The US Federal Aviation Administration (FAA) has said that around 300 of Boeing’s 737 aircraft may contain “improperly manufactured” parts.
In a statement released on Sunday, the FAA said the issue involved leading-edge slat tracks and would “not result in the loss of the aircraft,” but “could lead to aircraft damage.”
An investigation found parts may be susceptible to premature failure or cracks.
The issue is thought to affect 133 737NGs and 179 of the 737Max aircraft, which was grounded worldwide in March after being involved in two fatal crashes.
“The affected parts may be susceptible to premature failure or cracks resulting from the improper manufacturing process.
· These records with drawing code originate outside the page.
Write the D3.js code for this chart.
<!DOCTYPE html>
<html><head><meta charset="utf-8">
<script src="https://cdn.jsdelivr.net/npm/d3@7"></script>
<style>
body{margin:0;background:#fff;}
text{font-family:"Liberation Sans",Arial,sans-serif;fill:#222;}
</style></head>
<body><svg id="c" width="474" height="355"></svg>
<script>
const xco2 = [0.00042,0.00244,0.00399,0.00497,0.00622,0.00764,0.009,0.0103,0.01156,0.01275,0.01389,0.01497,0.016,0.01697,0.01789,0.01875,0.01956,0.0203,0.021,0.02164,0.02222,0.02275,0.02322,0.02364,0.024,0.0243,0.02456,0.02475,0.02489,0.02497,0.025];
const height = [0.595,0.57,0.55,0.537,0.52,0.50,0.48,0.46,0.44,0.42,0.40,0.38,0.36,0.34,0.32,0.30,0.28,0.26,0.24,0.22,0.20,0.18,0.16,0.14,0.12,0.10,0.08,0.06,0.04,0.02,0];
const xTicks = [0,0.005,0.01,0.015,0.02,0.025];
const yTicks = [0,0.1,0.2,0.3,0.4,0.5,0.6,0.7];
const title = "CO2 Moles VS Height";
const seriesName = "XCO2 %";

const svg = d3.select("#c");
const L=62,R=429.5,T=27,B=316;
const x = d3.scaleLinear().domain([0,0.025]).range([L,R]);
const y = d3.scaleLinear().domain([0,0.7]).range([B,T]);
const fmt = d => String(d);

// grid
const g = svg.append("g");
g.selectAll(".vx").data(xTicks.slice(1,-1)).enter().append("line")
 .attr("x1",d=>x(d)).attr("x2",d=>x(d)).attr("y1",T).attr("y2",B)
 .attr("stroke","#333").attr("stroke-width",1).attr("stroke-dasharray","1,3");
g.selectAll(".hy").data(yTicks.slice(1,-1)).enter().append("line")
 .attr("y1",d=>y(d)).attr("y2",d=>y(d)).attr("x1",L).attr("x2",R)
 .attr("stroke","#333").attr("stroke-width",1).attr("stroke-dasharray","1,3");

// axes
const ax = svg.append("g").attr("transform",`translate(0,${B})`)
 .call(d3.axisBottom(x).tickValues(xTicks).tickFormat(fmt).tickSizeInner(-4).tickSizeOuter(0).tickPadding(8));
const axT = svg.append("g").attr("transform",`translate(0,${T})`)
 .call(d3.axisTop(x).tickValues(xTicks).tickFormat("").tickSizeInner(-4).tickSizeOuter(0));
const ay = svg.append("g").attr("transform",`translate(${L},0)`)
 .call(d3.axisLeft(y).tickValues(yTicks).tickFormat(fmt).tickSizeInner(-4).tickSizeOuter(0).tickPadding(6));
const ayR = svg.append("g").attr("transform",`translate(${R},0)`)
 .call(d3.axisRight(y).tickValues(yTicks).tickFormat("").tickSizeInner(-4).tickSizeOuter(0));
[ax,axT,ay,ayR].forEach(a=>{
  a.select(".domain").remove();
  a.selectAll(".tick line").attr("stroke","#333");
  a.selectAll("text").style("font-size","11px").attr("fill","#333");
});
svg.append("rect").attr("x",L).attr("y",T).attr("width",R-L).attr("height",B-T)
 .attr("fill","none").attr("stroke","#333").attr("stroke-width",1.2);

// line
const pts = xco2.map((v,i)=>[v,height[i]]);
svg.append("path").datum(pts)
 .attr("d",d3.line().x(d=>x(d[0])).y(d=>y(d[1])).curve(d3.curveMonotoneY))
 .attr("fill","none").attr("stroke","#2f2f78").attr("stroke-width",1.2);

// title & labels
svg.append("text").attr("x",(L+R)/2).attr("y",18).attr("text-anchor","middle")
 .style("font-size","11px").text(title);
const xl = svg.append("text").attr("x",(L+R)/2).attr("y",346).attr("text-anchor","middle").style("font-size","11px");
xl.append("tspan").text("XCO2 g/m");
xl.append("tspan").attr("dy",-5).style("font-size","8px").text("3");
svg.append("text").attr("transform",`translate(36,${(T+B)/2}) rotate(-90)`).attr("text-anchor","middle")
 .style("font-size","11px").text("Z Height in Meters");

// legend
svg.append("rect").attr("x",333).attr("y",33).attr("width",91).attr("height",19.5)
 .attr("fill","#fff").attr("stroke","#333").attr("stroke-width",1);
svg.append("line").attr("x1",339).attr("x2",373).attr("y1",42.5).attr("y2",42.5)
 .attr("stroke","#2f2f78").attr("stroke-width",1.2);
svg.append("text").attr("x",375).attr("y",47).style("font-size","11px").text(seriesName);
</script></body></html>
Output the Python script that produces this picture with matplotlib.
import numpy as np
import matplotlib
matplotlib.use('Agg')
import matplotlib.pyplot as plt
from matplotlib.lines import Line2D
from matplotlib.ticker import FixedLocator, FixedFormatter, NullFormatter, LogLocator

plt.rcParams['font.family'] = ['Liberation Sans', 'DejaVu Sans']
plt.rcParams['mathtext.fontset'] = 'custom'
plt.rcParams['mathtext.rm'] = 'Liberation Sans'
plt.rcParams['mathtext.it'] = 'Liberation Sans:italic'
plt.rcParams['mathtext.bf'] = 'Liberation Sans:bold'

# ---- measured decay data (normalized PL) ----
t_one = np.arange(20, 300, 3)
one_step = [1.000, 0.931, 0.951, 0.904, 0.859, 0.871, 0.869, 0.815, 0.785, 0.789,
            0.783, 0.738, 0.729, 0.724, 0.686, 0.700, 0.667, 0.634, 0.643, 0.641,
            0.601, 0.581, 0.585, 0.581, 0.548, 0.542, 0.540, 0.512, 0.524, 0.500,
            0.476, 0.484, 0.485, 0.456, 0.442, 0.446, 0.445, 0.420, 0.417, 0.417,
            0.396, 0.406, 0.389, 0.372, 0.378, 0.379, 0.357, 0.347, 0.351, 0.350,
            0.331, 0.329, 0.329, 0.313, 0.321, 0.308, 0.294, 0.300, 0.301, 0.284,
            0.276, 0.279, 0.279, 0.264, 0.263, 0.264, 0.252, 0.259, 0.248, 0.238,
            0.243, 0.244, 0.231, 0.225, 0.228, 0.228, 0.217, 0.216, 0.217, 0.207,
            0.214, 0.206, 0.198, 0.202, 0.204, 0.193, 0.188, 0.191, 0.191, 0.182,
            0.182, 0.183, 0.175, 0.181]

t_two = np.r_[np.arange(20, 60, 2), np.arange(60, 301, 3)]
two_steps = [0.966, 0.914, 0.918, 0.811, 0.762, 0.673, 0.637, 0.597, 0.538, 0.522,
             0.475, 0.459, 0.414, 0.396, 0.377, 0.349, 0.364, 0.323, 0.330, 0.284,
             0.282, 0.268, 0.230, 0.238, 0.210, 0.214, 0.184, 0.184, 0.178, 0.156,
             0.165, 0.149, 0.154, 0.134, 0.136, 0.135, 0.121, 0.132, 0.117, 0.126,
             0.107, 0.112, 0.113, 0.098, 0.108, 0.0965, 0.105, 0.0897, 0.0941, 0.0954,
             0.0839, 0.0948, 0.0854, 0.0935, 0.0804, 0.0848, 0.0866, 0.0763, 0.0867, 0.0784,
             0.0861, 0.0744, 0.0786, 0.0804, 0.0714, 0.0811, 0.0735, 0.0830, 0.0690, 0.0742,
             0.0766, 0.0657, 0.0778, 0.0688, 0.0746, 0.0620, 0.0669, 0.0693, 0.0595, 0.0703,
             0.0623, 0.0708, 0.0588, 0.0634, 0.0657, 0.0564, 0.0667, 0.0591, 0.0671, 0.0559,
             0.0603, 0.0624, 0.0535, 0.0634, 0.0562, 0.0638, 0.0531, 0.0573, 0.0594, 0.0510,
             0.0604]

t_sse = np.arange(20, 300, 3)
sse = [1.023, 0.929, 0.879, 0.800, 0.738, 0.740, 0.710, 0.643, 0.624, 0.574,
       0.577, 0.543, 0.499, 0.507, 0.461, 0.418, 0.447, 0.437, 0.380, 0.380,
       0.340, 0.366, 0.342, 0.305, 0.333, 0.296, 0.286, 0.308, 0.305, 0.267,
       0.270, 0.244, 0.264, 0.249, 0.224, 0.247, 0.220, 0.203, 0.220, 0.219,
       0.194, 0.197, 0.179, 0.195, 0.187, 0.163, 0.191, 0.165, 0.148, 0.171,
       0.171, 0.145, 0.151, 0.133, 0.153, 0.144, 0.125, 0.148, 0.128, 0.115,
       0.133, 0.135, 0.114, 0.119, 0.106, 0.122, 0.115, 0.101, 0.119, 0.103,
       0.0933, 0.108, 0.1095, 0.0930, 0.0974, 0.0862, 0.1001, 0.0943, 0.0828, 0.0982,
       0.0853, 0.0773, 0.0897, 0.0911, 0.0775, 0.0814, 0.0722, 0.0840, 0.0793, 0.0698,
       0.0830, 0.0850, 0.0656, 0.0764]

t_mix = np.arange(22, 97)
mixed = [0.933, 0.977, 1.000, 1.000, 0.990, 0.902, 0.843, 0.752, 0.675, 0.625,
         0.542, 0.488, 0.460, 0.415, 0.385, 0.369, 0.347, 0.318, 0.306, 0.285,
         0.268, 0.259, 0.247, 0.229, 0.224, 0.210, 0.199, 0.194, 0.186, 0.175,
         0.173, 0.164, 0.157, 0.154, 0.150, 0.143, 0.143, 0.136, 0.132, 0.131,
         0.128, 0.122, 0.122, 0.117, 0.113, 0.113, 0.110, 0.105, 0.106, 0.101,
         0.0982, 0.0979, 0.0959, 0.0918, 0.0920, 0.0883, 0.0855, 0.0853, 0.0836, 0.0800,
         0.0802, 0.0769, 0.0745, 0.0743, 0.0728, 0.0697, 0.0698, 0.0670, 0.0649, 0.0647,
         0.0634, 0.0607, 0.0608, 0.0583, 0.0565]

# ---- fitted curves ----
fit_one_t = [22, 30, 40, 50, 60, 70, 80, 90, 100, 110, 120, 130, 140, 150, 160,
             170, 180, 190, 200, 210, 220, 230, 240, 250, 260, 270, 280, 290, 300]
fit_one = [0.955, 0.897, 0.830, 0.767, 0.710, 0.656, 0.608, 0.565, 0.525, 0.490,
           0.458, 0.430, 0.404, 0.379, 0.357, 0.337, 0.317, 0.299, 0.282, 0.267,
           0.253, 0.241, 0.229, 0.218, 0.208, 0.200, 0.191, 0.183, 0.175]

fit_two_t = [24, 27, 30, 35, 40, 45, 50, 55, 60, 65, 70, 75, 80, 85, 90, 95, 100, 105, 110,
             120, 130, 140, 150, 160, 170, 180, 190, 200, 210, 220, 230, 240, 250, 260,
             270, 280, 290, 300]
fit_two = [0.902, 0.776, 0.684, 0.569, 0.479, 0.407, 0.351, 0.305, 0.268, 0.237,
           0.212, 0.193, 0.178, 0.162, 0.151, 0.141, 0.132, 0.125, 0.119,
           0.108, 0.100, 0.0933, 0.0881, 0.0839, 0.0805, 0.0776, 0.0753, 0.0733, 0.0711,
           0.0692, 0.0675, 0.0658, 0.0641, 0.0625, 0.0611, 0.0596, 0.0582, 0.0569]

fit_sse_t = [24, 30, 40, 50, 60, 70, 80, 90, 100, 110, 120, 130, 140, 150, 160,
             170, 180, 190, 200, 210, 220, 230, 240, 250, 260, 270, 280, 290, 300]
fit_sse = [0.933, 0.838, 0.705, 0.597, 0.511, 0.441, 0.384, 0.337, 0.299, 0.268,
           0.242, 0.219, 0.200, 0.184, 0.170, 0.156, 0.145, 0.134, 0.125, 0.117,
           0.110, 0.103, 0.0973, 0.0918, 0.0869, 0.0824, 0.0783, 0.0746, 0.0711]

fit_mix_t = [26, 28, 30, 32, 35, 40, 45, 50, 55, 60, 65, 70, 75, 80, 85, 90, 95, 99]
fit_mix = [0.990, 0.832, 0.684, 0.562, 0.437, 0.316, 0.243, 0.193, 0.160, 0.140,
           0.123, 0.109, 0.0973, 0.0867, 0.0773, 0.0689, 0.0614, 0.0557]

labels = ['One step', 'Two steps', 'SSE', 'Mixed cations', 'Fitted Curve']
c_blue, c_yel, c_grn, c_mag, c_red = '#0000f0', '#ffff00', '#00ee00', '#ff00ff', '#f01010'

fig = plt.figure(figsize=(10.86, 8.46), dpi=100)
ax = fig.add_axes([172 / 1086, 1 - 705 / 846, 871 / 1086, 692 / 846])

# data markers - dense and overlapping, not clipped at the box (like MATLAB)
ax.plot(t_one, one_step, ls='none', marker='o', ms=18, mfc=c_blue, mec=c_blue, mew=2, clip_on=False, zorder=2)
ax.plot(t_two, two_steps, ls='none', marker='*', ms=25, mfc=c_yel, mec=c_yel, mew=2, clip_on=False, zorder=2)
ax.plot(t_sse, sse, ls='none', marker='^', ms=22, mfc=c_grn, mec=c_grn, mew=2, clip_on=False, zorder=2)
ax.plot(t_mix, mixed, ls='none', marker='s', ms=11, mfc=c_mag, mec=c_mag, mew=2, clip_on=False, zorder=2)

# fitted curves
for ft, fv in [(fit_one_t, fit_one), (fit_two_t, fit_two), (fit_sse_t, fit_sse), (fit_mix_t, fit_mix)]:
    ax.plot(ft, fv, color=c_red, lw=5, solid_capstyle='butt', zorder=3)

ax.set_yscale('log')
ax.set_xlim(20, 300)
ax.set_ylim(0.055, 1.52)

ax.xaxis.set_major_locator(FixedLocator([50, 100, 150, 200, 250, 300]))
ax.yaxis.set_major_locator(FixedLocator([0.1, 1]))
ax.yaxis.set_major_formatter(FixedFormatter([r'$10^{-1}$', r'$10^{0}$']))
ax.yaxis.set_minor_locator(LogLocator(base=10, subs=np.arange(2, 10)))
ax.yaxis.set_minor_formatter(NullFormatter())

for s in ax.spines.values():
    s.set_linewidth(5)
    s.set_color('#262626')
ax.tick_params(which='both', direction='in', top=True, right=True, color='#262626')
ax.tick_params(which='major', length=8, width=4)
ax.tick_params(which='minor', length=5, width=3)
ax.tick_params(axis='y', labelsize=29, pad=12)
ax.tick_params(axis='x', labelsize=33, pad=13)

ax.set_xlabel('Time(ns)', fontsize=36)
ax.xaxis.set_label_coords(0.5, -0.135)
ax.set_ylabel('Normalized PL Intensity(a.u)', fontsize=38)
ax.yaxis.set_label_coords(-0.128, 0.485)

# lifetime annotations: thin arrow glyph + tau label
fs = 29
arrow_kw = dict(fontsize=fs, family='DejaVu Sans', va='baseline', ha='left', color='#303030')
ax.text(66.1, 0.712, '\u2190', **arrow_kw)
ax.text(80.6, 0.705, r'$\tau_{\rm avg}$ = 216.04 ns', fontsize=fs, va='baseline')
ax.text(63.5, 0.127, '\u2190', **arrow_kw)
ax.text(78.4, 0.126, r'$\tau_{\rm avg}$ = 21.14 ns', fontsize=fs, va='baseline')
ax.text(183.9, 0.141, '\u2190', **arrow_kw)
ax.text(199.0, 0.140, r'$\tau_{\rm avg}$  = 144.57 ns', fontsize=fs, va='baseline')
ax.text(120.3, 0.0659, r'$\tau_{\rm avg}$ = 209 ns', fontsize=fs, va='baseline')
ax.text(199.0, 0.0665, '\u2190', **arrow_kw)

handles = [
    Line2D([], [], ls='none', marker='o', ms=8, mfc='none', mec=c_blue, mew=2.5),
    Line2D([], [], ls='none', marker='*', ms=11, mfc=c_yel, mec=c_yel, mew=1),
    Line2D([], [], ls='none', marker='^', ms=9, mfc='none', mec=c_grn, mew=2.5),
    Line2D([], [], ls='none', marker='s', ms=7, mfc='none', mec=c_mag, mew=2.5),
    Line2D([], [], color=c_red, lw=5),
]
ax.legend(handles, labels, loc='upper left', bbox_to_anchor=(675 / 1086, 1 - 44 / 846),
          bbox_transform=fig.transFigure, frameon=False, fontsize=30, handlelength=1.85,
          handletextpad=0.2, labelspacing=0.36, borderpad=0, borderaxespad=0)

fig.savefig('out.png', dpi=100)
Although a complete failure of a leading edge slat track would not result in the loss of the aircraft, a risk remains that a failed part could lead to aircraft damage in flight,” the FAA said.
The regulator said it will now issue an Airworthiness Directive to mandate Boeing’s service actions to identify and remove the parts from service, with operators of affected aircraft required to perform the action within 10 days.
It is still unclear when the 737 Max will return to the skies.
Multiple airlines, including Virgin Australia, Lufthansa and Air Canada, have said they are confident the aircraft will be safe for service once a software update and rigorous tests have been carried out.
However Indonesia’s Garuda has cancelled its order for 49 of the aircraft, saying passengers in the country had “lost trust” in it following the Lion Air crash.